Des débouchés bons pour l’environnement
Le soja est bon pour l'alimentation et l'environnement. Membre de l’Afdi, Luc Beaumont réagissait positivement, lui qui aimerait faire comprendre « à nos politiques, qu’ici, on a une éthique de la production et un respect des populations locales, contrairement parfois à l’étranger ». L’Union européenne et la France continuent pourtant d’importer massivement, sans contrôler que les règles françaises soient respectées…
C’est donc sur un « marché de niche » que va se positionner le département. Celui des soja non OGM, notamment pour l’alimentation animale. Et pour assurer continuer l’approvisionnement et la qualité des tourteaux, Bourgogne du Sud a transformé l’usine d’Extrusel (Chalon nord) en site de trituration depuis 2006. Changement de forme sociétaire également. C'est une Sica avec des parts producteurs et des parts consommateurs/transformateurs (Sanders, Philicot et Soreal) « pour passer ce biais de concurrence », explique Didier Laurency. Egalement président de Cérévia, il pense que les surfaces ne devraient pas beaucoup évoluer en Saône-et-Loire (17.000 t cette année) mais celles des autres coopératives partenaires (Terre d’Alliances, Dijon Céréales, Interval) si. « Pour amortir vite l’outil (2,5 millions €), on a la chance d’avoir les débouchés sur nos territoires », comme les 60.000 t de tourteaux de soja non OGM (90.000 t de graines de soja donc) consommés par l’AOC Comté chaque année.
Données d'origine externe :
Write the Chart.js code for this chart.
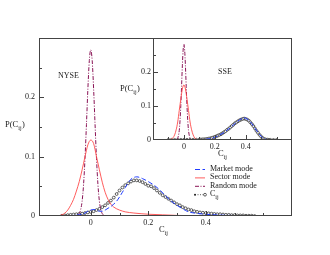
<!DOCTYPE html>
<html>
<head>
<meta charset="utf-8">
<script src="https://cdn.jsdelivr.net/npm/chart.js@4"></script>
<style>
  body { margin: 0; background: #fff; }
  #wrap { position: relative; width: 330px; height: 255px; }
  #main { position: absolute; left: 0; top: 0; }
  #inset { position: absolute; left: 100px; top: 20px; }
</style>
</head>
<body>
<div id="wrap">
  <canvas id="main" width="330" height="255"></canvas>
  <canvas id="inset" width="200" height="150"></canvas>
</div>
<script>
// --- Data ---
const seriesNames = ['Market mode', 'Sector mode', 'Random mode', 'C'];
const xTickLabels = [0, 0.2, 0.4];
const yTickLabels = [0, 0.1, 0.2];

// NYSE (main panel)
const nyseMarket = [[-0.18,0],[-0.1,0.0005],[-0.06,0.001],[-0.04,0.002],[-0.02,0.005],[-0.01,0.008],[0,0.01],[0.01,0.011],[0.02,0.01],[0.03,0.008],[0.04,0.008],[0.05,0.01],[0.06,0.013],[0.07,0.016],[0.08,0.02],[0.09,0.025],[0.1,0.032],[0.11,0.04],[0.12,0.048],[0.13,0.056],[0.14,0.062],[0.15,0.065],[0.16,0.066],[0.17,0.065],[0.18,0.063],[0.2,0.058],[0.22,0.052],[0.24,0.044],[0.26,0.034],[0.28,0.025],[0.3,0.018],[0.32,0.012],[0.34,0.007],[0.36,0.005],[0.4,0.003],[0.45,0.0015],[0.5,0.0008],[0.6,0.0003],[0.7,0]];
const nyseSector = [[-0.18,0],[-0.12,0],[-0.1,0.002],[-0.09,0.005],[-0.08,0.01],[-0.07,0.018],[-0.06,0.028],[-0.05,0.042],[-0.04,0.058],[-0.03,0.078],[-0.02,0.1],[-0.01,0.12],[0,0.128],[0.01,0.122],[0.02,0.1],[0.03,0.078],[0.04,0.057],[0.05,0.04],[0.06,0.028],[0.07,0.02],[0.08,0.015],[0.1,0.01],[0.12,0.007],[0.15,0.005],[0.2,0.003],[0.25,0.002],[0.3,0.001],[0.4,0.0005],[0.5,0],[0.7,0]];
const nyseRandom = [[-0.18,0],[-0.06,0],[-0.05,0.0005],[-0.04,0.004],[-0.035,0.011],[-0.03,0.025],[-0.025,0.053],[-0.02,0.097],[-0.015,0.154],[-0.01,0.214],[-0.005,0.262],[0,0.28],[0.005,0.262],[0.01,0.214],[0.015,0.154],[0.02,0.097],[0.025,0.053],[0.03,0.025],[0.035,0.011],[0.04,0.004],[0.05,0.0005],[0.06,0],[0.7,0]];
const nyseCij = [[-0.1,0.0005],[-0.09,0.001],[-0.08,0.0015],[-0.07,0.002],[-0.06,0.0025],[-0.05,0.003],[-0.04,0.0035],[-0.03,0.004],[-0.02,0.005],[-0.01,0.006],[0,0.007],[0.01,0.008],[0.02,0.01],[0.03,0.012],[0.04,0.015],[0.05,0.018],[0.06,0.022],[0.07,0.026],[0.08,0.031],[0.09,0.037],[0.1,0.043],[0.11,0.048],[0.12,0.052],[0.13,0.055],[0.14,0.058],[0.15,0.06],[0.16,0.06],[0.17,0.059],[0.18,0.057],[0.19,0.054],[0.2,0.051],[0.21,0.05],[0.22,0.047],[0.23,0.043],[0.24,0.039],[0.25,0.035],[0.26,0.032],[0.27,0.029],[0.28,0.026],[0.29,0.023],[0.3,0.02],[0.31,0.018],[0.32,0.015],[0.33,0.013],[0.34,0.011],[0.35,0.01],[0.36,0.008],[0.37,0.007],[0.38,0.006],[0.39,0.0055],[0.4,0.005],[0.41,0.0045],[0.42,0.004],[0.43,0.0035],[0.44,0.003],[0.45,0.003],[0.46,0.0025],[0.47,0.002],[0.48,0.002],[0.49,0.0015],[0.5,0.0015],[0.51,0.001],[0.52,0.001],[0.53,0.001],[0.54,0.0005],[0.55,0.0005],[0.56,0.0005],[0.57,0]];

// SSE (inset)
const sseMarket = [[-0.2,0],[0,0.0005],[0.1,0.001],[0.14,0.002],[0.18,0.005],[0.2,0.008],[0.22,0.012],[0.24,0.017],[0.26,0.022],[0.28,0.029],[0.3,0.036],[0.32,0.044],[0.34,0.052],[0.36,0.059],[0.38,0.064],[0.39,0.065],[0.4,0.064],[0.42,0.058],[0.44,0.048],[0.46,0.035],[0.48,0.022],[0.5,0.011],[0.52,0.004],[0.54,0.001],[0.56,0],[0.7,0]];
const sseSector = [[-0.2,0],[-0.11,0],[-0.1,0.0005],[-0.09,0.001],[-0.08,0.003],[-0.07,0.007],[-0.06,0.015],[-0.05,0.03],[-0.04,0.053],[-0.03,0.087],[-0.02,0.12],[-0.01,0.15],[0,0.162],[0.01,0.15],[0.02,0.12],[0.03,0.087],[0.04,0.053],[0.05,0.03],[0.06,0.015],[0.07,0.006],[0.08,0.002],[0.1,0],[0.7,0]];
const sseRandom = [[-0.2,0],[-0.05,0],[-0.04,0.005],[-0.03,0.028],[-0.025,0.057],[-0.02,0.101],[-0.015,0.158],[-0.01,0.218],[-0.005,0.264],[0,0.282],[0.005,0.264],[0.01,0.218],[0.015,0.158],[0.02,0.101],[0.025,0.057],[0.03,0.028],[0.04,0.005],[0.05,0],[0.7,0]];
const sseCij = [[-0.1,0.0005],[-0.08,0.0005],[-0.06,0.0005],[-0.04,0.0005],[-0.02,0.0005],[0,0.0005],[0.02,0.0005],[0.04,0.0005],[0.06,0.0007],[0.08,0.001],[0.1,0.0012],[0.11,0.0015],[0.12,0.0018],[0.13,0.002],[0.14,0.0025],[0.15,0.003],[0.16,0.004],[0.17,0.005],[0.18,0.006],[0.19,0.0075],[0.2,0.009],[0.21,0.011],[0.22,0.013],[0.23,0.015],[0.24,0.017],[0.25,0.02],[0.26,0.023],[0.27,0.026],[0.28,0.03],[0.29,0.033],[0.3,0.037],[0.31,0.041],[0.32,0.045],[0.33,0.049],[0.34,0.052],[0.35,0.055],[0.36,0.058],[0.37,0.06],[0.38,0.062],[0.39,0.063],[0.4,0.062],[0.41,0.06],[0.42,0.057],[0.43,0.052],[0.44,0.047],[0.45,0.041],[0.46,0.034],[0.47,0.027],[0.48,0.021],[0.49,0.015],[0.5,0.01],[0.51,0.006],[0.52,0.003],[0.53,0.0015],[0.54,0.001],[0.55,0.0005],[0.56,0.0005],[0.58,0.0003],[0.6,0.0002]];

// --- Styles ---
const FONT = '"Liberation Serif", "Times New Roman", serif';
const INK = '#222';
const styles = [
  { borderColor: '#1f3cff', borderDash: [5, 2.5], borderWidth: 1 },
  { borderColor: '#ff4a4a', borderDash: [], borderWidth: 0.9 },
  { borderColor: '#8a1456', borderDash: [4, 1.5, 1, 1.5], borderWidth: 1 },
  { borderColor: '#333', borderDash: [1, 1.5], borderWidth: 0.8, pointRadius: 1.4 }
];

function pts(arr) { return arr.map(p => ({ x: p[0], y: p[1] })); }
const isLabel = (v, list) => list.some(l => Math.abs(l - v) < 1e-6);
const fmt = v => String(Math.round(v * 100) / 100);

function buildDatasets(series) {
  return series.map((s, i) => ({
    label: seriesNames[i],
    data: pts(s),
    borderColor: styles[i].borderColor,
    borderDash: styles[i].borderDash,
    borderWidth: styles[i].borderWidth,
    pointRadius: styles[i].pointRadius || 0,
    pointBorderColor: '#222',
    pointBackgroundColor: '#fff',
    pointBorderWidth: 0.7,
    fill: false,
    cubicInterpolationMode: 'monotone'
  }));
}

// text with a subscript, e.g. P(C_ij)
function subText(ctx, x, y, pre, sub, post, size) {
  ctx.font = size + 'px ' + FONT;
  ctx.fillText(pre, x, y);
  let w = ctx.measureText(pre).width;
  ctx.font = Math.round(size * 0.72) + 'px ' + FONT;
  ctx.fillText(sub, x + w, y + size * 0.35);
  w += ctx.measureText(sub).width + 0.5;
  ctx.font = size + 'px ' + FONT;
  if (post) ctx.fillText(post, x + w, y);
}

// frame + inward tick marks
const frame = {
  id: 'frame',
  afterDraw(chart) {
    const { ctx, chartArea: a, scales } = chart;
    ctx.save();
    ctx.strokeStyle = '#444';
    ctx.lineWidth = 1;
    ctx.strokeRect(a.left + 0.5, a.top + 0.5, a.right - a.left - 1, a.bottom - a.top - 1);
    const sx = scales.x, sy = scales.y;
    ctx.beginPath();
    sx.ticks.forEach(t => {
      if (Math.abs(t.value - sx.min) < 1e-6 || Math.abs(t.value - sx.max) < 1e-6) return;
      const px = Math.round(sx.getPixelForValue(t.value)) + 0.5;
      const len = isLabel(t.value, xTickLabels) ? 5 : 3;
      ctx.moveTo(px, a.bottom); ctx.lineTo(px, a.bottom - len);
    });
    sy.ticks.forEach(t => {
      if (Math.abs(t.value - sy.min) < 1e-6 || Math.abs(t.value - sy.max) < 1e-6) return;
      const py = Math.round(sy.getPixelForValue(t.value)) + 0.5;
      const len = isLabel(t.value, yTickLabels) ? 5 : 3;
      ctx.moveTo(a.left, py); ctx.lineTo(a.left + len, py);
    });
    ctx.stroke();
    ctx.restore();
  }
};

// free texts: axis titles and panel names
const notes = {
  id: 'notes',
  afterDraw(chart, args, opts) {
    const ctx = chart.ctx;
    ctx.save();
    ctx.fillStyle = INK;
    ctx.textBaseline = 'alphabetic';
    ctx.textAlign = 'left';
    subText(ctx, opts.ylab[0], opts.ylab[1], 'P(C', 'ij', ')', 8.5);
    subText(ctx, opts.xlab[0], opts.xlab[1], 'C', 'ij', '', 8.5);
    ctx.font = '8px ' + FONT;
    ctx.fillText(opts.name, opts.nameAt[0], opts.nameAt[1]);
    ctx.restore();
  }
};

// legend drawn inside the main panel
const legendBox = {
  id: 'legendBox',
  afterDraw(chart, args, opts) {
    if (!opts.show) return;
    const ctx = chart.ctx;
    ctx.save();
    chart.data.datasets.forEach((ds, i) => {
      const y = opts.y0 + i * opts.dy;
      ctx.strokeStyle = ds.borderColor;
      ctx.lineWidth = ds.borderWidth;
      ctx.setLineDash(ds.borderDash);
      ctx.beginPath();
      ctx.moveTo(opts.x0, y + 0.5); ctx.lineTo(opts.x0 + 10, y + 0.5);
      ctx.stroke();
      ctx.setLineDash([]);
      if (ds.pointRadius) {
        ctx.fillStyle = '#222';
        ctx.beginPath(); ctx.arc(opts.x0, y + 0.5, 1, 0, Math.PI * 2); ctx.fill();
        ctx.fillStyle = '#fff'; ctx.strokeStyle = '#222'; ctx.lineWidth = 0.7;
        ctx.beginPath(); ctx.arc(opts.x0 + 10, y + 0.5, 1.4, 0, Math.PI * 2); ctx.fill(); ctx.stroke();
      }
      ctx.fillStyle = INK;
      ctx.textBaseline = 'middle';
      if (i === 3) subText(ctx, opts.x0 + 15, y, ds.label, 'ij', '', 8);
      else { ctx.font = '8px ' + FONT; ctx.fillText(ds.label, opts.x0 + 15, y); }
    });
    ctx.restore();
  }
};

function makeChart(id, series, box, xr, pad, yPad, opts) {
  return new Chart(document.getElementById(id), {
    type: 'line',
    data: { datasets: buildDatasets(series) },
    options: {
      responsive: false,
      animation: false,
      layout: { padding: pad },
      plugins: { legend: { display: false }, tooltip: { enabled: false }, notes: opts.notes, legendBox: opts.legend },
      scales: {
        x: {
          type: 'linear', min: xr[0], max: xr[1],
          grid: { display: false, drawTicks: false },
          border: { display: false },
          ticks: {
            stepSize: 0.1, autoSkip: false, maxRotation: 0, padding: 2,
            color: INK, font: { family: FONT, size: 8 },
            callback: v => isLabel(v, xTickLabels) ? fmt(v) : ''
          },
          afterFit: s => { s.height = box.xh; s.paddingLeft = 0; s.paddingRight = 0; }
        },
        y: {
          min: 0, max: 0.3,
          grid: { display: false, drawTicks: false },
          border: { display: false },
          ticks: {
            stepSize: 0.05, autoSkip: false, padding: yPad,
            color: INK, font: { family: FONT, size: 8 },
            callback: v => isLabel(v, yTickLabels) ? fmt(v) : ''
          },
          afterFit: s => { s.width = box.yw; s.paddingTop = 0; s.paddingBottom = 0; }
        }
      }
    },
    plugins: [frame, notes, legendBox]
  });
}

// main panel: plot area 39..292 x 38..216
makeChart('main', [nyseMarket, nyseSector, nyseRandom, nyseCij],
  { yw: 39, xh: 39 }, [-0.18, 0.7],
  { top: 38, right: 38, left: 0, bottom: 0 }, 4,
  {
    notes: { ylab: [5, 127], xlab: [159, 232], name: 'NYSE', nameAt: [58, 78] },
    legend: { show: true, x0: 195, y0: 169, dy: 8.4 }
  });

// inset panel: plot area 153..292 x 38..140 (canvas offset 100,20)
makeChart('inset', [sseMarket, sseSector, sseRandom, sseCij],
  { yw: 53, xh: 30 }, [-0.2, 0.7],
  { top: 18, right: 8, left: 0, bottom: 0 }, 2,
  {
    notes: { ylab: [20, 71], xlab: [118, 136], name: 'SSE', nameAt: [118, 54] },
    legend: { show: false }
  });
</script>
</body>
</html>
N’étant plus "attaquable" (OPA) sur les marchés boursiers, Avril (ex-Sofiproteol) est aussi entré dans le capital et « offre d’autres marchés ».
Les agriculteurs présents auraient visiblement aimé cependant être quand même accompagnés d’une « volonté politique » plus forte « car cela fait 25 ans qu’on nous dit qu’on a besoin de nous ». Ce qui faisait dire à Lionel Borey en guise de conclusion : « n’attendons pas tout des politiques. Structurons nos filières pour sécuriser nos revenus demain. A nous d’être opérationnels et efficaces ».
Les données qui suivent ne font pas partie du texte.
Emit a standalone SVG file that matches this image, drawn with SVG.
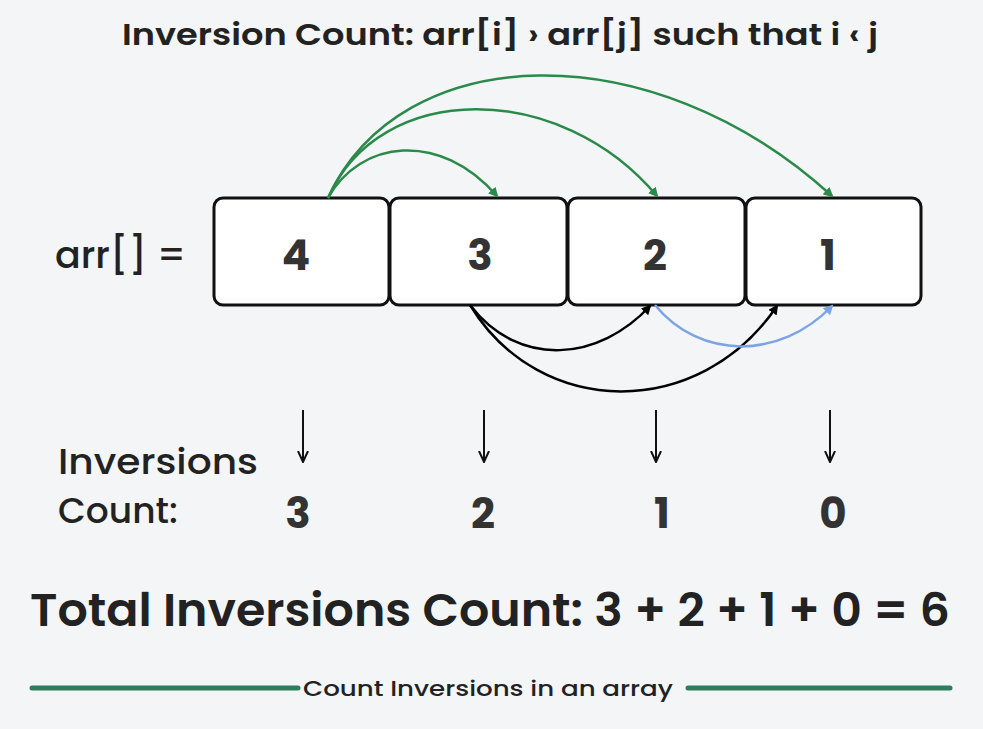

La tension se fera sur les tourteaux
Nathalie Gosselet présentait une étude prospective à l’horizon 2030 pour savoir si « l’offre en huile permettrait de répondre à la demande ? » D’ici 2030, une hausse mondiale de +40 % se fera jour côté demande en protéine. Celle en protéine végétale va le plus augmenter (+53 %, soit +2,2% par an), notamment en Asie. Entre 2010 et 2030, la hausse de la production animale (+33 %) entrainera une hausse de +43 % en tourteaux d’oléagineux au niveau mondial. Le pouvoir d’achat de toutes les populations ne pourra pas suivre partout et « on ne va pas pouvoir fournir tous les tourteaux derrière », anticipe la Fop. La demande sera contrainte par l’offre. « Cette lecture doit nous conforter pour avoir des outils de transformation chez nous, puisque la tension des prix va se faire sur les tourteaux. Car les consommateurs de tourteaux vont devoir se poser la question d’approvisionnements pérennes », analysait Lionel Borey.
D’autant que la demande en huile végétale devrait elle aussi être en hausse de +39 % d’ici 2030. Une forte hausse des rendements est attendue puisqu’un hectare devra nourrir 5,3 personnes, soit une de plus qu’actuellement. « En France, les hausses de production viendront pour les ¾ de la hausse des rendements ». La recherche est donc primordiale. Le président de la section Grandes cultures pour la FRSEA Bourgogne, Jacques de Loisy, invitait donc « à penser dès à présent au coup d’après » pour « maintenir ce développement industriel avec une partie alimentaire ». Il regrettait de voir trop souvent « dans l’esprit des citoyens et des élus, la peur de l’avenir lointain prendre le pas sur les perspectives optimistes d’aujourd’hui ». En effet, en 2030, 90 % des oléagineux seront à destination de alimentation, « fermant la porte aux détracteurs » voyant là une possible concurrence entre alimentation et autres usages.